▶ _DATASET ENTRIES_

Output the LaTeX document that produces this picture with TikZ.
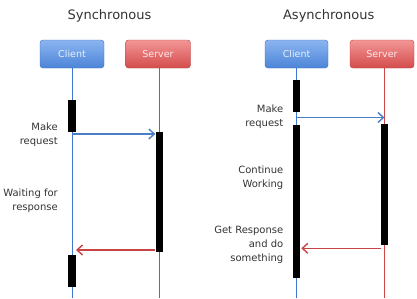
\documentclass[tikz,border=0pt]{standalone}
\usepackage{fontspec}
\setmainfont{DejaVu Sans}
\usetikzlibrary{arrows.meta}

\definecolor{clientTop}{HTML}{8BB5F0}
\definecolor{clientBot}{HTML}{4C84D8}
\definecolor{clientLine}{HTML}{3C78CC}
\definecolor{serverTop}{HTML}{F39696}
\definecolor{serverBot}{HTML}{D44C4C}
\definecolor{serverLine}{HTML}{CC4646}
\definecolor{reqBlue}{HTML}{4A7EC6}
\definecolor{resRed}{HTML}{C84444}
\definecolor{ink}{HTML}{333333}

\tikzset{
  actor/.style={rounded corners=3pt, minimum height=28pt, inner sep=0pt,
    line width=0.4pt, font=\fontsize{9.5}{11}\selectfont},
  client/.style={actor, top color=clientTop, bottom color=clientBot,
    draw=clientBot!85!black, text=white!80!clientTop},
  server/.style={actor, top color=serverTop, bottom color=serverBot,
    draw=serverBot!85!black, text=white!80!serverTop},
  bar/.style={fill=black, draw=none, minimum width=7.5pt, inner sep=0pt},
  heading/.style={font=\fontsize{13}{15}\selectfont, text=ink},
  note/.style={font=\fontsize{10}{14}\selectfont, text=ink, align=right,
    anchor=east, inner sep=0pt},
  clife/.style={clientLine, line width=1pt},
  slife/.style={serverLine, line width=1pt},
  msg/.style={line width=1.4pt, -{Straight Barb[length=5.5pt,width=10pt,line width=1.4pt]}},
  req/.style={msg, reqBlue},
  res/.style={msg, resRed},
}

\begin{document}
\begin{tikzpicture}[x=1pt, y=-1pt]
  \useasboundingbox (0,0) rectangle (417,298);

  % ---------- Synchronous ----------
  \node[heading] (stitle) at (109.5,16) {Synchronous};
  \node[client, minimum width=64pt] (sclient) at (72,54) {Client};
  \node[server, minimum width=65pt] (sserver) at (158,54) {Server};
  \coordinate (sclientEnd) at (72,298);
  \coordinate (sserverEnd) at (159,298);
  \draw[clife] (sclient.south -| sclientEnd) -- (sclientEnd);
  \draw[slife] (sserver.south -| sserverEnd) -- (sserverEnd);

  \node[bar, minimum height=32pt] (scbarA) at (72,116) {};
  \node[bar, minimum height=120pt] (ssbar) at (159.3,192) {};
  \node[bar, minimum height=32pt] (scbarB) at (72,271) {};

  \coordinate (sreqFrom) at (72.5,134);
  \coordinate (sresTo) at (76,250);
  \draw[req] (sreqFrom) -- (sreqFrom -| ssbar.west);
  \draw[res] (sresTo -| ssbar.west) -- (sresTo);

  \node[note] (smake) at (58,134.5) {Make\\request};
  \node[note] (swait) at (58,200.5) {Waiting for\\response};

  % ---------- Asynchronous ----------
  \node[heading] (atitle) at (328.7,16) {Asynchronous};
  \node[client, minimum width=63pt] (aclient) at (296.5,54) {Client};
  \node[server, minimum width=64pt] (aserver) at (382,54) {Server};
  \coordinate (aclientEnd) at (296.5,298);
  \coordinate (aserverEnd) at (384.5,298);
  \draw[clife] (aclient.south -| aclientEnd) -- (aclientEnd);
  \draw[slife] (aserver.south -| aserverEnd) -- (aserverEnd);

  \node[bar, minimum height=32pt] (acbarA) at (296.5,95.5) {};
  \node[bar, minimum height=153pt] (acbarB) at (296.5,201.3) {};
  \node[bar, minimum height=121pt] (asbar) at (384.7,184.5) {};

  \coordinate (areqFrom) at (297,117.5);
  \coordinate (aresTo) at (301.3,248.3);
  \draw[req] (areqFrom) -- (areqFrom -| aserverEnd);
  \draw[res] (aresTo -| asbar.west) -- (aresTo);

  \node[note] (amake) at (283.5,117) {Make\\request};
  \node[note] (awork) at (283.5,177.7) {Continue\\Working};
  \node[note] (aget) at (283.5,245.3) {Get Response\\and do\\something};
\end{tikzpicture}
\end{document}
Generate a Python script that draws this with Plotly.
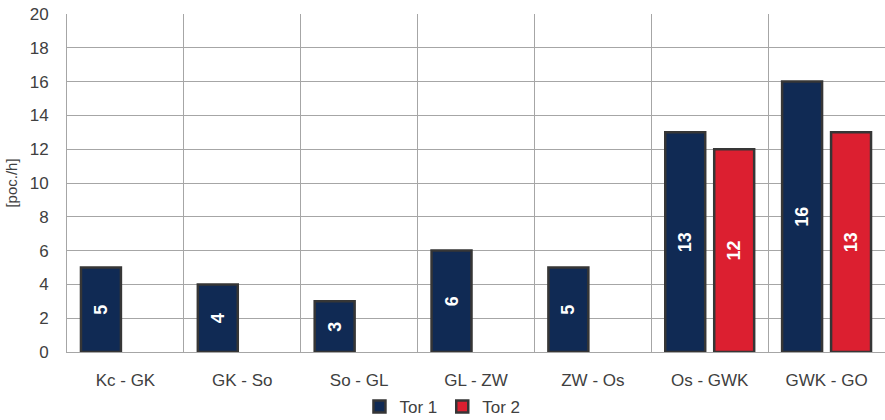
import plotly.graph_objects as go

# Route sections and hourly counts for each track
sections = ["Kc - GK", "GK - So", "So - GL", "GL - ZW", "ZW - Os", "Os - GWK", "GWK - GO"]
tor1 = [5, 4, 3, 6, 5, 13, 16]
tor2 = [None, None, None, None, None, 12, 13]
y_ticks = list(range(0, 21, 2))

NAVY = "#102a54"
RED = "#dc1f30"
EDGE = "#363636"
GRID = "#a6a6a6"
TEXT = "#404040"
FONT = "Liberation Sans, Arial, sans-serif"


def labels(vals):
    return [("" if v is None else str(v)) for v in vals]


fig = go.Figure()
for name, vals, color in [("Tor 1", tor1, NAVY), ("Tor 2", tor2, RED)]:
    fig.add_trace(go.Bar(
        name=name,
        x=sections,
        y=vals,
        marker=dict(color=color, line=dict(color=EDGE, width=2.5)),
        text=labels(vals),
        textposition="inside",
        insidetextanchor="middle",
        textangle=-90,
        textfont=dict(family=FONT, size=18, color="white", weight="bold"),
        cliponaxis=False,
    ))

fig.update_layout(
    width=885,
    height=420,
    margin=dict(l=67, r=0, t=14, b=68, autoexpand=False),
    paper_bgcolor="white",
    plot_bgcolor="white",
    barmode="group",
    bargap=0.162,
    bargroupgap=0.184,
    font=dict(family=FONT, size=17, color=TEXT),
    showlegend=True,
    legend=dict(
        orientation="h",
        x=0.459,
        xanchor="center",
        yref="container",
        y=0.074,
        yanchor="top",
        bgcolor="rgba(0,0,0,0)",
        font=dict(size=17, color=TEXT),
        itemwidth=30,
        tracegroupgap=0,
    ),
    xaxis=dict(
        type="category",
        tickson="boundaries",
        showgrid=True,
        gridcolor=GRID,
        gridwidth=1,
        showline=True,
        linecolor=GRID,
        linewidth=1,
        ticks="",
        tickangle=0,
        ticklabelstandoff=13,
        tickfont=dict(size=17, color=TEXT),
    ),
    yaxis=dict(
        range=[0, 20],
        tickvals=y_ticks,
        showgrid=True,
        gridcolor=GRID,
        gridwidth=1,
        showline=True,
        linecolor=GRID,
        linewidth=1,
        zeroline=False,
        ticks="",
        ticklabelstandoff=14,
        tickfont=dict(size=17, color=TEXT),
        title=dict(text="[poc./h]", font=dict(size=15, color=TEXT), standoff=8),
    ),
)

fig.write_html("out.html")
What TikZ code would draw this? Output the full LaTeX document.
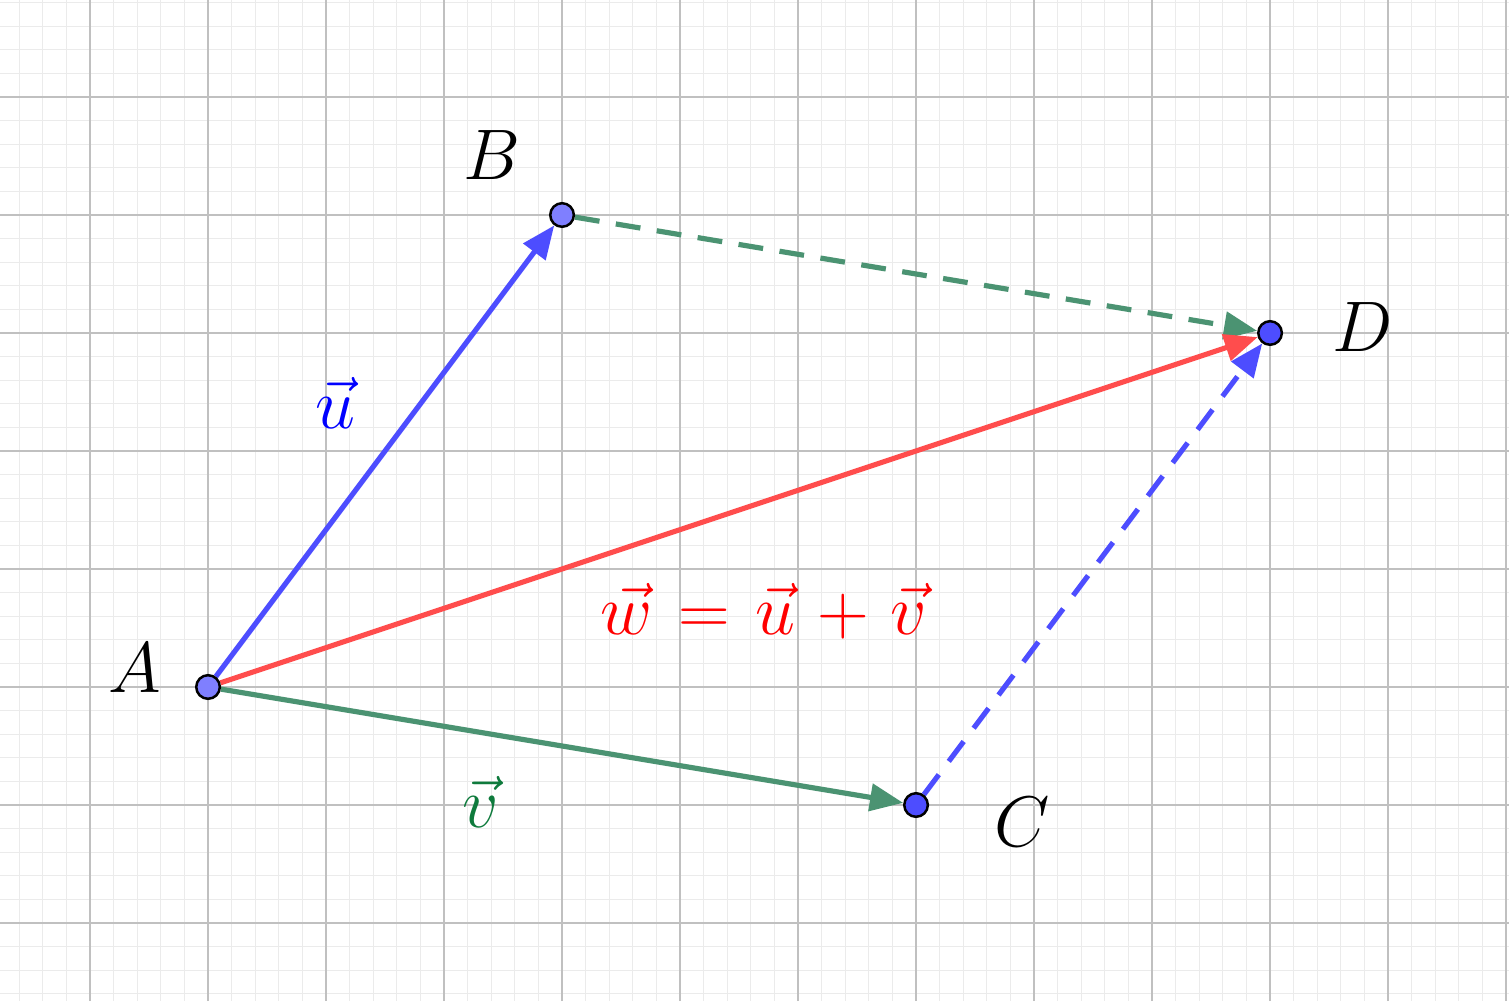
\documentclass[tikz,border=0pt]{standalone}
\usetikzlibrary{arrows.meta, backgrounds}
\definecolor{PtLight}{HTML}{7F7FFF}
\definecolor{PtDark}{HTML}{4D4DFF}
\definecolor{VecBlue}{HTML}{4D4DFF}
\definecolor{VecGreen}{HTML}{4B9372}
\definecolor{VecRed}{HTML}{FF4D4D}
\definecolor{LabGreen}{HTML}{0E7A3C}
\definecolor{GridMinor}{HTML}{EBEBEB}
\definecolor{GridMajor}{HTML}{C0C0C0}

\begin{document}
\begin{tikzpicture}[
			pt/.style={circle,draw=black,line width=0.6pt,inner sep=0pt,minimum size=0.2cm},
			vec/.style={line width=1.25pt,-{Triangle[length=8pt,width=6.5pt]}},
			dashvec/.style={vec,dash pattern=on 6pt off 4pt},
			lab/.style={font=\LARGE}
		]
			\useasboundingbox (-1.763,-2.661) rectangle (11.025,5.822);

			\node (A) [pt,fill=PtLight] at (0,0) {};
			\node (B) [pt,fill=PtLight] at (3,4) {};
			\node (C) [pt,fill=PtDark] at (6,-1) {};
			\node (D) [pt,fill=PtDark] at (9,3) {};

			\begin{scope}[on background layer]
				% grid
				\draw[GridMinor,line width=0.3pt] (-1.763,-2.661) grid[step=0.2] (11.025,5.822);
				\draw[GridMajor,line width=0.45pt] (-1.763,-2.661) grid[step=1] (11.025,5.822);
				% vectors
				\draw[vec,VecBlue] (A) -- (B);
				\draw[vec,VecGreen] (A) -- (C);
				\draw[dashvec,VecGreen] (B) -- (D);
				\draw[dashvec,VecBlue] (C) -- (D);
				\draw[vec,VecRed] (A) -- (D);
			\end{scope}

			\node (labA) [lab] at (-0.62,0.16) {$A$};
			\node (labB) [lab] at (2.41,4.51) {$B$};
			\node (labC) [lab] at (6.90,-1.14) {$C$};
			\node (labD) [lab] at (9.78,3.05) {$D$};
			\node (labU) [lab,blue] at (1.08,2.41) {$\vec{u}$};
			\node (labV) [lab,LabGreen] at (2.31,-0.97) {$\vec{v}$};
			\node (labW) [lab,red] at (4.71,0.64)
				{$\vec{w}\mkern1.5mu=\mkern1.5mu\vec{u}\mkern1.5mu+\mkern1.5mu\vec{v}$};
		\end{tikzpicture}
\end{document}
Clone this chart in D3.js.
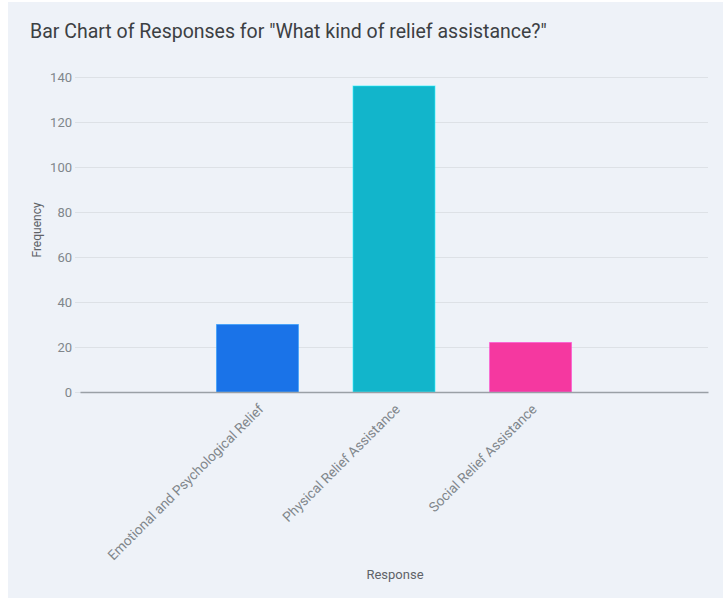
<!DOCTYPE html>
<html>
<head>
<meta charset="utf-8">
<script src="https://cdn.jsdelivr.net/npm/d3@7"></script>
<style>
  html, body { margin: 0; padding: 0; background: #ffffff; }
  svg { display: block; font-family: Roboto, "Noto Sans", sans-serif; }
</style>
</head>
<body>
<svg id="chart" width="723" height="600"></svg>
<script>
// Response categories and their counts
const categories = [
  "Emotional and Psychological Relief",
  "Physical Relief Assistance",
  "Social Relief Assistance"
];
const frequencies = [30, 136, 22];
const barColors = ["#1a73e8", "#12b5cb", "#f538a0"];
const yTicks = [0, 20, 40, 60, 80, 100, 120, 140];

const titleText = 'Bar Chart of Responses for "What kind of relief assistance?"';
const xTitle = "Response";
const yTitle = "Frequency";

const svg = d3.select("#chart");
const W = 723, H = 600;

// Card background
svg.append("rect")
  .attr("x", 8).attr("y", 2)
  .attr("width", W - 8).attr("height", H - 4)
  .attr("fill", "#eef2f8");

const plot = { left: 80, right: 708, top: 77, bottom: 392 };

const x = d3.scaleBand()
  .domain(categories)
  .range([plot.left, plot.right])
  .paddingInner(0.4)
  .paddingOuter(1);

const y = d3.scaleLinear()
  .domain([0, 140])
  .range([plot.bottom, plot.top]);

// Title
svg.append("text")
  .attr("x", 30).attr("y", 38)
  .attr("font-size", 19.5)
  .attr("fill", "#3c4043")
  .text(titleText);

// Horizontal gridlines and y tick labels
const yAxis = d3.axisLeft(y)
  .tickValues(yTicks)
  .tickSize(-(plot.right - plot.left + 5))
  .tickPadding(3)
  .tickFormat(d3.format("d"));

const gy = svg.append("g")
  .attr("transform", `translate(${plot.left - 5},0)`)
  .call(yAxis);
gy.select(".domain").remove();
gy.selectAll(".tick line")
  .attr("stroke", "#dde1e6")
  .attr("stroke-width", 1);
gy.selectAll(".tick text")
  .attr("font-size", 13)
  .attr("fill", "#80868b")
  .attr("font-family", "Roboto, sans-serif");

// Bars
svg.append("g")
  .selectAll("rect")
  .data(categories.map((c, i) => ({ c, v: frequencies[i], col: barColors[i] })))
  .join("rect")
  .attr("x", d => x(d.c))
  .attr("y", d => y(d.v))
  .attr("width", x.bandwidth())
  .attr("height", d => y(0) - y(d.v))
  .attr("fill", d => d.col)
  .attr("stroke", d => d3.color(d.col).brighter(0.8))
  .attr("stroke-opacity", 0.6)
  .attr("stroke-width", 1);

// Baseline and category labels
const xAxis = d3.axisBottom(x).tickSize(0).tickPadding(0);
const gx = svg.append("g")
  .attr("transform", `translate(0,${plot.bottom})`)
  .call(xAxis);
gx.select(".domain")
  .attr("stroke", "#9aa0a6")
  .attr("stroke-width", 1.5);
gx.selectAll(".tick text")
  .attr("font-size", 13.7)
  .attr("fill", "#80868b")
  .attr("font-family", "Roboto, sans-serif")
  .attr("text-anchor", "end")
  .attr("dy", 0)
  .attr("transform", "translate(7,18) rotate(-45)");

// Axis titles
svg.append("text")
  .attr("x", (plot.left + plot.right) / 2 + 1)
  .attr("y", 579)
  .attr("text-anchor", "middle")
  .attr("font-size", 13)
  .attr("fill", "#5f6368")
  .text(xTitle);

svg.append("text")
  .attr("transform", `translate(41,230) rotate(-90)`)
  .attr("text-anchor", "middle")
  .attr("font-size", 12)
  .attr("fill", "#5f6368")
  .text(yTitle);
</script>
</body>
</html>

▶ _EXERCISE_
Go to the line that contains "What TikZ code" and copy from there down to the line that contains "(D) [pt,fill=PtDark] at", with both lines included. Pass over the pictures.

▶ _FINISHED ANSWER_
What TikZ code would draw this? Output the full LaTeX document.
\documentclass[tikz,border=0pt]{standalone}
\usetikzlibrary{arrows.meta, backgrounds}
\definecolor{PtLight}{HTML}{7F7FFF}
\definecolor{PtDark}{HTML}{4D4DFF}
\definecolor{VecBlue}{HTML}{4D4DFF}
\definecolor{VecGreen}{HTML}{4B9372}
\definecolor{VecRed}{HTML}{FF4D4D}
\definecolor{LabGreen}{HTML}{0E7A3C}
\definecolor{GridMinor}{HTML}{EBEBEB}
\definecolor{GridMajor}{HTML}{C0C0C0}

\begin{document}
\begin{tikzpicture}[
			pt/.style={circle,draw=black,line width=0.6pt,inner sep=0pt,minimum size=0.2cm},
			vec/.style={line width=1.25pt,-{Triangle[length=8pt,width=6.5pt]}},
			dashvec/.style={vec,dash pattern=on 6pt off 4pt},
			lab/.style={font=\LARGE}
		]
			\useasboundingbox (-1.763,-2.661) rectangle (11.025,5.822);

			\node (A) [pt,fill=PtLight] at (0,0) {};
			\node (B) [pt,fill=PtLight] at (3,4) {};
			\node (C) [pt,fill=PtDark] at (6,-1) {};
			\node (D) [pt,fill=PtDark] at (9,3) {};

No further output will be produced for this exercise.